§ DATA SEGMENT:
·····

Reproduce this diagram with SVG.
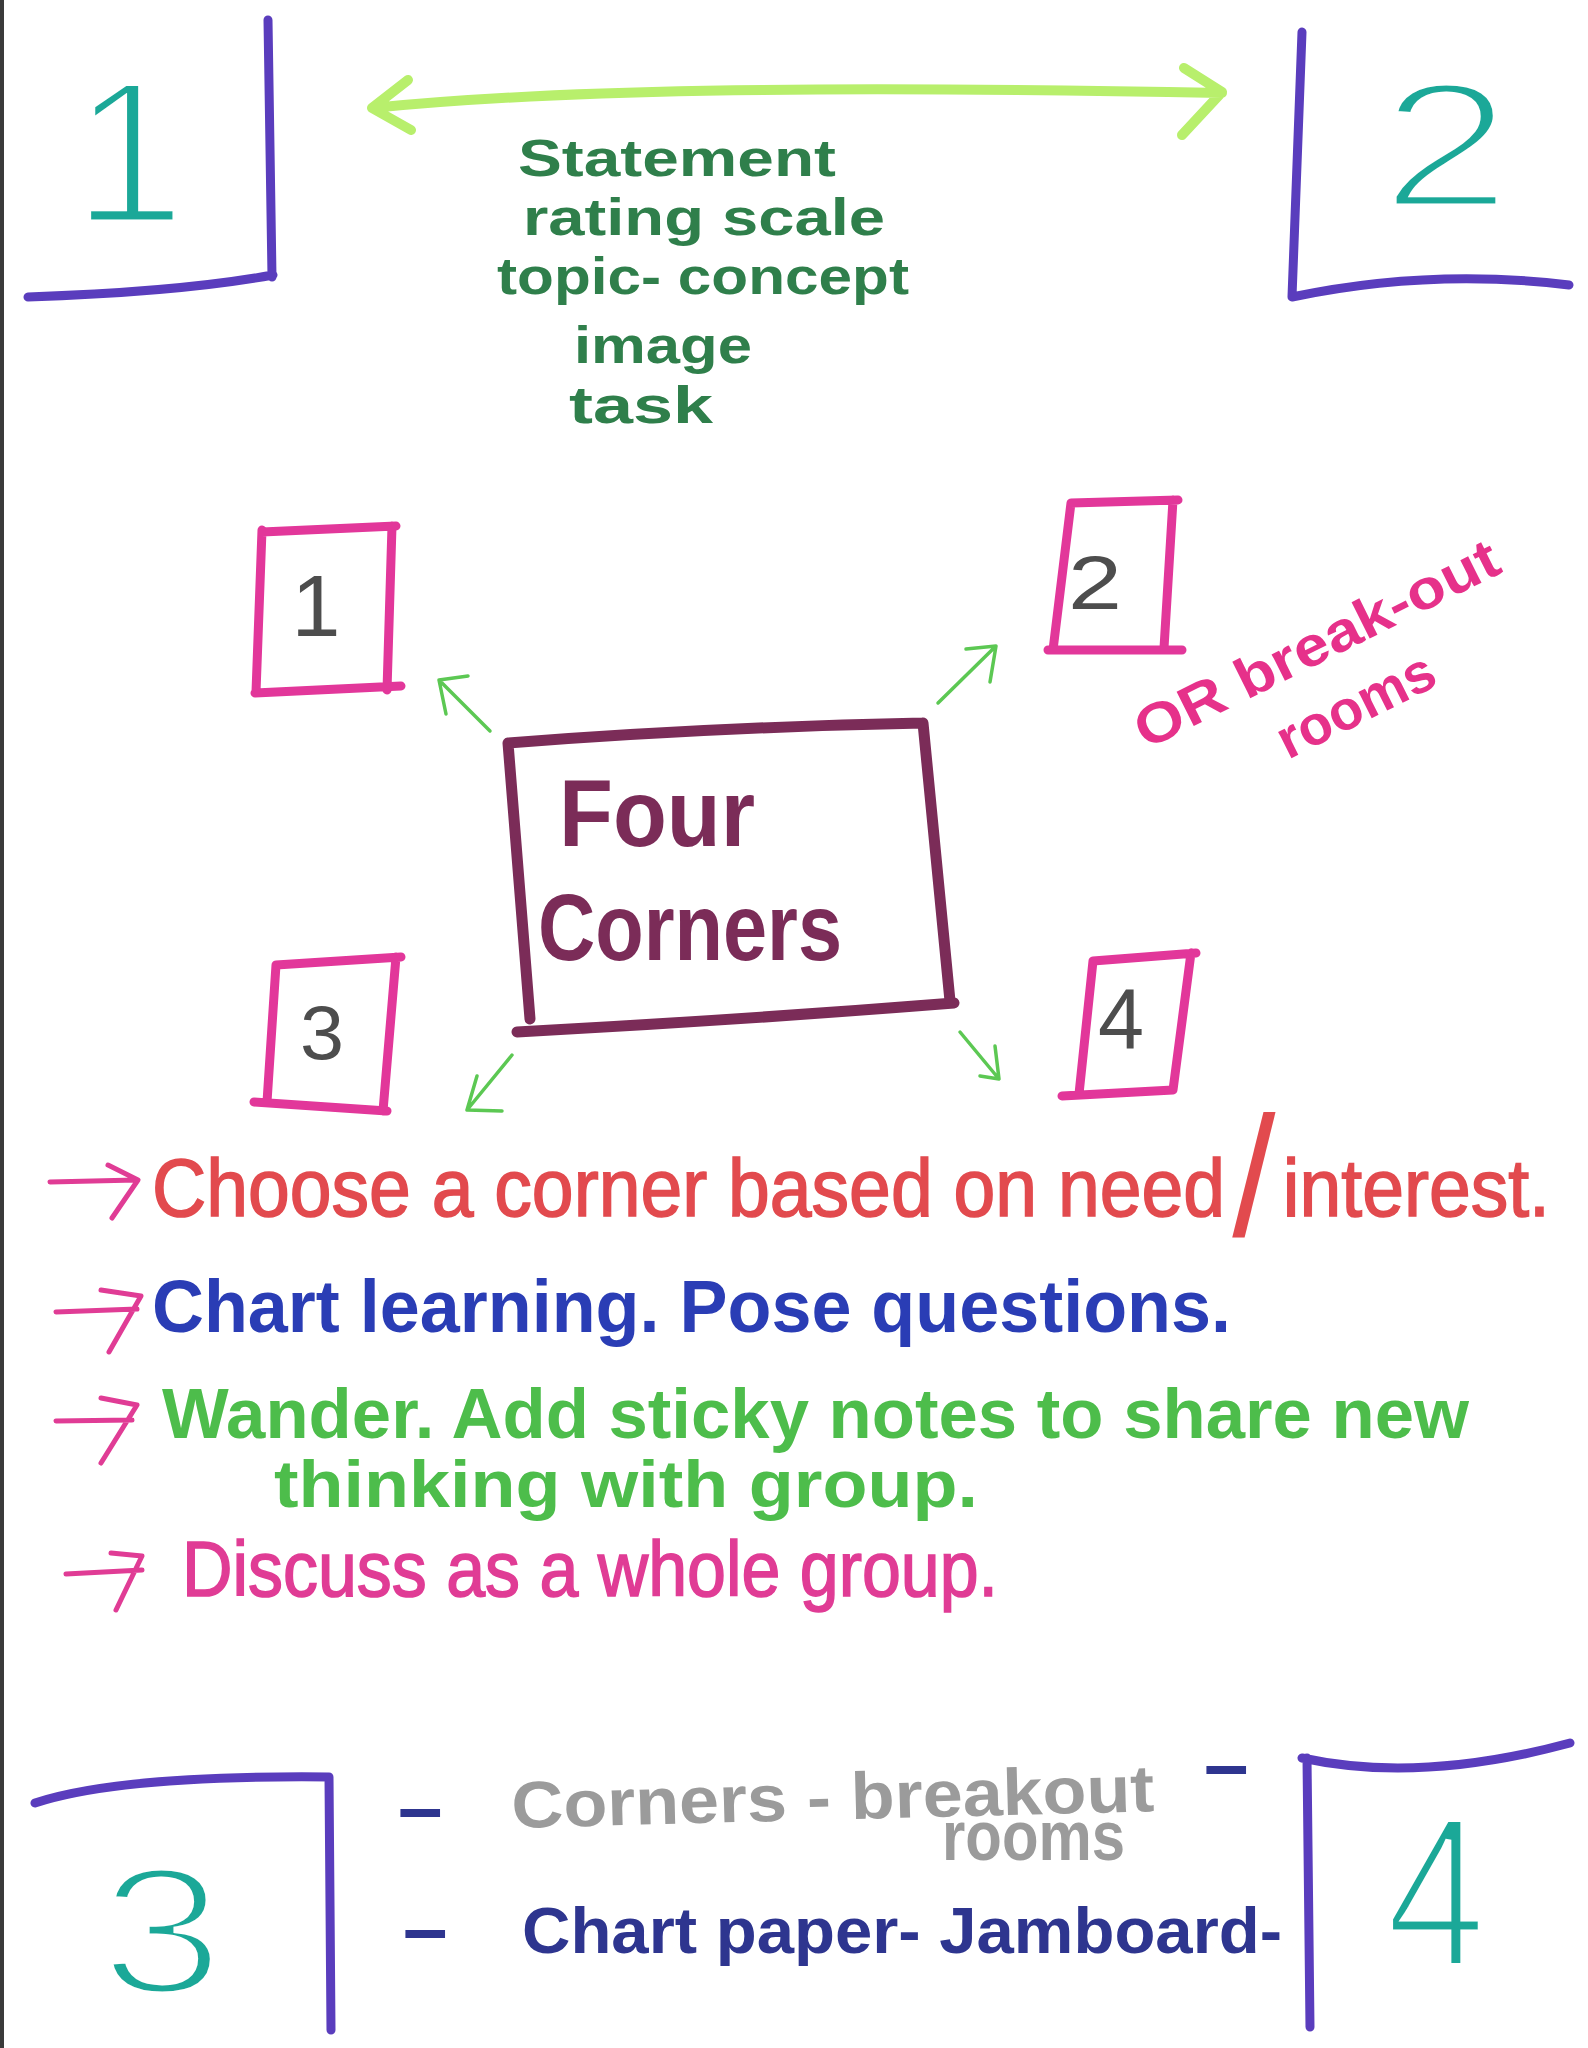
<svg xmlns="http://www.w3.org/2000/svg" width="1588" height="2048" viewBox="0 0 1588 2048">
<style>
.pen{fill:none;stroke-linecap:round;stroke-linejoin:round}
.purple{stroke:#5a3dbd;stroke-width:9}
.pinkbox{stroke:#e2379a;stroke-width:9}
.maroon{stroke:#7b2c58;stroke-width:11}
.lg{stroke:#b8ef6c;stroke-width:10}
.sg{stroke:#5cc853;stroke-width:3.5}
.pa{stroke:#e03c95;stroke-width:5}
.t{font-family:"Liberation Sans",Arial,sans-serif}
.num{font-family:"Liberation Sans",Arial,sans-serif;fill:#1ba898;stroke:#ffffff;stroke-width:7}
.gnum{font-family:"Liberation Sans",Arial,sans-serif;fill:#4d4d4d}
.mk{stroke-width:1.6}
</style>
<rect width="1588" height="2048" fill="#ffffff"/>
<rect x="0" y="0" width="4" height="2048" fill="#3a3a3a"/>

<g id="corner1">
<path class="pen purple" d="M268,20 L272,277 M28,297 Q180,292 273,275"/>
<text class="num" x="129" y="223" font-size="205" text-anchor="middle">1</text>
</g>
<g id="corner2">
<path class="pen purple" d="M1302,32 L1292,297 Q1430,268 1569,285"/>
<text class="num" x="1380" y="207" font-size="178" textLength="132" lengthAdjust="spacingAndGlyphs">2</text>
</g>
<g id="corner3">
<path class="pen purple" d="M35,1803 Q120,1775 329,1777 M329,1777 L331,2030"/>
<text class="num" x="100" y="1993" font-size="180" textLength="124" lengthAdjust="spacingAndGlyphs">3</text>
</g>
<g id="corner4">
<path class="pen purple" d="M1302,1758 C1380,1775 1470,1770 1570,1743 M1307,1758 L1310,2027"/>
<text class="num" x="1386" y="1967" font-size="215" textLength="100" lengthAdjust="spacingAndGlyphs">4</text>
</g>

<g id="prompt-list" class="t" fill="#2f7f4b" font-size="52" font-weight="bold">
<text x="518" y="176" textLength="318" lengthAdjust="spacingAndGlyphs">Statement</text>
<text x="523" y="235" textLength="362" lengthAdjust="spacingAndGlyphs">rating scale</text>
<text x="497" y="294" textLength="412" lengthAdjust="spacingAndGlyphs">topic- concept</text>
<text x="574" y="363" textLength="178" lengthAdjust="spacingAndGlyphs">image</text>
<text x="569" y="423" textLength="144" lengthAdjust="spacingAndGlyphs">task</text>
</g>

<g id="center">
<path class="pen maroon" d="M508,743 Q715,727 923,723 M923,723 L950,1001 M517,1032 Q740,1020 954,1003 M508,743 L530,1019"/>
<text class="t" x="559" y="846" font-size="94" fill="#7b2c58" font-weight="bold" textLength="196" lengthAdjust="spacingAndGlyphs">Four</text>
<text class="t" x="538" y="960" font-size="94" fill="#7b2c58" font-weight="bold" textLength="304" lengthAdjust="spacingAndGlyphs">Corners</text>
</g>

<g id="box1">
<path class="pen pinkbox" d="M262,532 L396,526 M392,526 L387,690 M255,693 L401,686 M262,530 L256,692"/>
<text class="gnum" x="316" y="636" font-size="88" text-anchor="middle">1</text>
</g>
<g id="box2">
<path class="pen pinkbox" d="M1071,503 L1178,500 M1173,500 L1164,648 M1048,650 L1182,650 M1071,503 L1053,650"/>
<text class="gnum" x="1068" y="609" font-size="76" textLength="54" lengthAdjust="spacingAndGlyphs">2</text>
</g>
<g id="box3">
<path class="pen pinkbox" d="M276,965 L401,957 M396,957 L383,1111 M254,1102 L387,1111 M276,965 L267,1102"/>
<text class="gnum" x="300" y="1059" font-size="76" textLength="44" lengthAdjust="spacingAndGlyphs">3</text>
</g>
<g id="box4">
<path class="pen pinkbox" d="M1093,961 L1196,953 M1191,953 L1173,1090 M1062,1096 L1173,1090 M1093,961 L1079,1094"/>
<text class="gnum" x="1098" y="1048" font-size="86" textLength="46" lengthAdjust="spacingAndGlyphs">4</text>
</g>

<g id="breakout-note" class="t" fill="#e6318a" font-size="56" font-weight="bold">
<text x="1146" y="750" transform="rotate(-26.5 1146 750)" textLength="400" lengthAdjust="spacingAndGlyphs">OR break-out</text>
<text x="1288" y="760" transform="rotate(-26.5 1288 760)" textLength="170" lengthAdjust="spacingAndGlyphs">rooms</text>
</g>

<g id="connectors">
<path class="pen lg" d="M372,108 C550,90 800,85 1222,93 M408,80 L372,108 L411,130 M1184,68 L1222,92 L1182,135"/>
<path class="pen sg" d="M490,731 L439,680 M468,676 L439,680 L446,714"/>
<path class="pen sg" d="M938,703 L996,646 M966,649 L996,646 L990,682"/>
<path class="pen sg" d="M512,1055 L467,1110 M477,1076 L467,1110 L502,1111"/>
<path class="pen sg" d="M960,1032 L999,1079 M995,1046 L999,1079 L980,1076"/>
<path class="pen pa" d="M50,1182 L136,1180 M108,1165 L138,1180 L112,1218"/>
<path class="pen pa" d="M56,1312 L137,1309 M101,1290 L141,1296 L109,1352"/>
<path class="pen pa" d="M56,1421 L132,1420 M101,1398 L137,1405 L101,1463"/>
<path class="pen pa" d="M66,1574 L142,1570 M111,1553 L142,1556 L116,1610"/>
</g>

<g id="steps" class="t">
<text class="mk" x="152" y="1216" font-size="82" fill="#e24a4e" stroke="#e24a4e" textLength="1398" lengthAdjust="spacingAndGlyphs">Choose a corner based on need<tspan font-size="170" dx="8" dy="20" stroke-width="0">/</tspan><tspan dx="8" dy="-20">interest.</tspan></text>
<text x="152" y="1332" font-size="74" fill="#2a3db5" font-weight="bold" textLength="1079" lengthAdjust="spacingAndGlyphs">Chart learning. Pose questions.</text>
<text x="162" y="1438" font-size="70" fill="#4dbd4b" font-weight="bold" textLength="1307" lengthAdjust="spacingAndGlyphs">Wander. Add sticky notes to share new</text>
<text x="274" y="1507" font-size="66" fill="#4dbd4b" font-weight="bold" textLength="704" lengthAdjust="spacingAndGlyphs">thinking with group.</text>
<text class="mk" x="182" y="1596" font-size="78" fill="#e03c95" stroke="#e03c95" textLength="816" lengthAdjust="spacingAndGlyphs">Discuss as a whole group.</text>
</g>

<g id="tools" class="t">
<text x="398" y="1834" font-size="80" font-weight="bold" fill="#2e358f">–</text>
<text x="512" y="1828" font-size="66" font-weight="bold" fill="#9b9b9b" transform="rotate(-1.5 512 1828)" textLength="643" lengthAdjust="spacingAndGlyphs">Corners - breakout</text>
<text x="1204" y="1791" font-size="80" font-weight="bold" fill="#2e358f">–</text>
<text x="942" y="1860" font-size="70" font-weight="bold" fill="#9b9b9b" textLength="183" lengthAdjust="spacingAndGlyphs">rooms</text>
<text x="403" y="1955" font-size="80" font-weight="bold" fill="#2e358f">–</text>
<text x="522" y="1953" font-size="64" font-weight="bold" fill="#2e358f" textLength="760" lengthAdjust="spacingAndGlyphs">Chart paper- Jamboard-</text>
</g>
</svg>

·····

§ INSTRUCTIONS FOR THE TASK: Write out the material above again, word for word, minus its pictures.

§ RESULT:
Reproduce this diagram with SVG.
<svg xmlns="http://www.w3.org/2000/svg" width="1588" height="2048" viewBox="0 0 1588 2048">
<style>
.pen{fill:none;stroke-linecap:round;stroke-linejoin:round}
.purple{stroke:#5a3dbd;stroke-width:9}
.pinkbox{stroke:#e2379a;stroke-width:9}
.maroon{stroke:#7b2c58;stroke-width:11}
.lg{stroke:#b8ef6c;stroke-width:10}
.sg{stroke:#5cc853;stroke-width:3.5}
.pa{stroke:#e03c95;stroke-width:5}
.t{font-family:"Liberation Sans",Arial,sans-serif}
.num{font-family:"Liberation Sans",Arial,sans-serif;fill:#1ba898;stroke:#ffffff;stroke-width:7}
.gnum{font-family:"Liberation Sans",Arial,sans-serif;fill:#4d4d4d}
.mk{stroke-width:1.6}
</style>
<rect width="1588" height="2048" fill="#ffffff"/>
<rect x="0" y="0" width="4" height="2048" fill="#3a3a3a"/>

<g id="corner1">
<path class="pen purple" d="M268,20 L272,277 M28,297 Q180,292 273,275"/>
<text class="num" x="129" y="223" font-size="205" text-anchor="middle">1</text>
</g>
<g id="corner2">
<path class="pen purple" d="M1302,32 L1292,297 Q1430,268 1569,285"/>
<text class="num" x="1380" y="207" font-size="178" textLength="132" lengthAdjust="spacingAndGlyphs">2</text>
</g>
<g id="corner3">
<path class="pen purple" d="M35,1803 Q120,1775 329,1777 M329,1777 L331,2030"/>
<text class="num" x="100" y="1993" font-size="180" textLength="124" lengthAdjust="spacingAndGlyphs">3</text>
</g>
<g id="corner4">
<path class="pen purple" d="M1302,1758 C1380,1775 1470,1770 1570,1743 M1307,1758 L1310,2027"/>
<text class="num" x="1386" y="1967" font-size="215" textLength="100" lengthAdjust="spacingAndGlyphs">4</text>
</g>

<g id="prompt-list" class="t" fill="#2f7f4b" font-size="52" font-weight="bold">
<text x="518" y="176" textLength="318" lengthAdjust="spacingAndGlyphs">Statement</text>
<text x="523" y="235" textLength="362" lengthAdjust="spacingAndGlyphs">rating scale</text>
<text x="497" y="294" textLength="412" lengthAdjust="spacingAndGlyphs">topic- concept</text>
<text x="574" y="363" textLength="178" lengthAdjust="spacingAndGlyphs">image</text>
<text x="569" y="423" textLength="144" lengthAdjust="spacingAndGlyphs">task</text>
</g>

<g id="center">
<path class="pen maroon" d="M508,743 Q715,727 923,723 M923,723 L950,1001 M517,1032 Q740,1020 954,1003 M508,743 L530,1019"/>
<text class="t" x="559" y="846" font-size="94" fill="#7b2c58" font-weight="bold" textLength="196" lengthAdjust="spacingAndGlyphs">Four</text>
<text class="t" x="538" y="960" font-size="94" fill="#7b2c58" font-weight="bold" textLength="304" lengthAdjust="spacingAndGlyphs">Corners</text>
</g>

<g id="box1">
<path class="pen pinkbox" d="M262,532 L396,526 M392,526 L387,690 M255,693 L401,686 M262,530 L256,692"/>
<text class="gnum" x="316" y="636" font-size="88" text-anchor="middle">1</text>
</g>
<g id="box2">
<path class="pen pinkbox" d="M1071,503 L1178,500 M1173,500 L1164,648 M1048,650 L1182,650 M1071,503 L1053,650"/>
<text class="gnum" x="1068" y="609" font-size="76" textLength="54" lengthAdjust="spacingAndGlyphs">2</text>
</g>
<g id="box3">
<path class="pen pinkbox" d="M276,965 L401,957 M396,957 L383,1111 M254,1102 L387,1111 M276,965 L267,1102"/>
<text class="gnum" x="300" y="1059" font-size="76" textLength="44" lengthAdjust="spacingAndGlyphs">3</text>
</g>
<g id="box4">
<path class="pen pinkbox" d="M1093,961 L1196,953 M1191,953 L1173,1090 M1062,1096 L1173,1090 M1093,961 L1079,1094"/>
<text class="gnum" x="1098" y="1048" font-size="86" textLength="46" lengthAdjust="spacingAndGlyphs">4</text>
</g>

<g id="breakout-note" class="t" fill="#e6318a" font-size="56" font-weight="bold">
<text x="1146" y="750" transform="rotate(-26.5 1146 750)" textLength="400" lengthAdjust="spacingAndGlyphs">OR break-out</text>
<text x="1288" y="760" transform="rotate(-26.5 1288 760)" textLength="170" lengthAdjust="spacingAndGlyphs">rooms</text>
</g>

<g id="connectors">
<path class="pen lg" d="M372,108 C550,90 800,85 1222,93 M408,80 L372,108 L411,130 M1184,68 L1222,92 L1182,135"/>
<path class="pen sg" d="M490,731 L439,680 M468,676 L439,680 L446,714"/>
<path class="pen sg" d="M938,703 L996,646 M966,649 L996,646 L990,682"/>
<path class="pen sg" d="M512,1055 L467,1110 M477,1076 L467,1110 L502,1111"/>
<path class="pen sg" d="M960,1032 L999,1079 M995,1046 L999,1079 L980,1076"/>
<path class="pen pa" d="M50,1182 L136,1180 M108,1165 L138,1180 L112,1218"/>
<path class="pen pa" d="M56,1312 L137,1309 M101,1290 L141,1296 L109,1352"/>
<path class="pen pa" d="M56,1421 L132,1420 M101,1398 L137,1405 L101,1463"/>
<path class="pen pa" d="M66,1574 L142,1570 M111,1553 L142,1556 L116,1610"/>
</g>

<g id="steps" class="t">
<text class="mk" x="152" y="1216" font-size="82" fill="#e24a4e" stroke="#e24a4e" textLength="1398" lengthAdjust="spacingAndGlyphs">Choose a corner based on need<tspan font-size="170" dx="8" dy="20" stroke-width="0">/</tspan><tspan dx="8" dy="-20">interest.</tspan></text>
<text x="152" y="1332" font-size="74" fill="#2a3db5" font-weight="bold" textLength="1079" lengthAdjust="spacingAndGlyphs">Chart learning. Pose questions.</text>
<text x="162" y="1438" font-size="70" fill="#4dbd4b" font-weight="bold" textLength="1307" lengthAdjust="spacingAndGlyphs">Wander. Add sticky notes to share new</text>
<text x="274" y="1507" font-size="66" fill="#4dbd4b" font-weight="bold" textLength="704" lengthAdjust="spacingAndGlyphs">thinking with group.</text>
<text class="mk" x="182" y="1596" font-size="78" fill="#e03c95" stroke="#e03c95" textLength="816" lengthAdjust="spacingAndGlyphs">Discuss as a whole group.</text>
</g>

<g id="tools" class="t">
<text x="398" y="1834" font-size="80" font-weight="bold" fill="#2e358f">–</text>
<text x="512" y="1828" font-size="66" font-weight="bold" fill="#9b9b9b" transform="rotate(-1.5 512 1828)" textLength="643" lengthAdjust="spacingAndGlyphs">Corners - breakout</text>
<text x="1204" y="1791" font-size="80" font-weight="bold" fill="#2e358f">–</text>
<text x="942" y="1860" font-size="70" font-weight="bold" fill="#9b9b9b" textLength="183" lengthAdjust="spacingAndGlyphs">rooms</text>
<text x="403" y="1955" font-size="80" font-weight="bold" fill="#2e358f">–</text>
<text x="522" y="1953" font-size="64" font-weight="bold" fill="#2e358f" textLength="760" lengthAdjust="spacingAndGlyphs">Chart paper- Jamboard-</text>
</g>
</svg>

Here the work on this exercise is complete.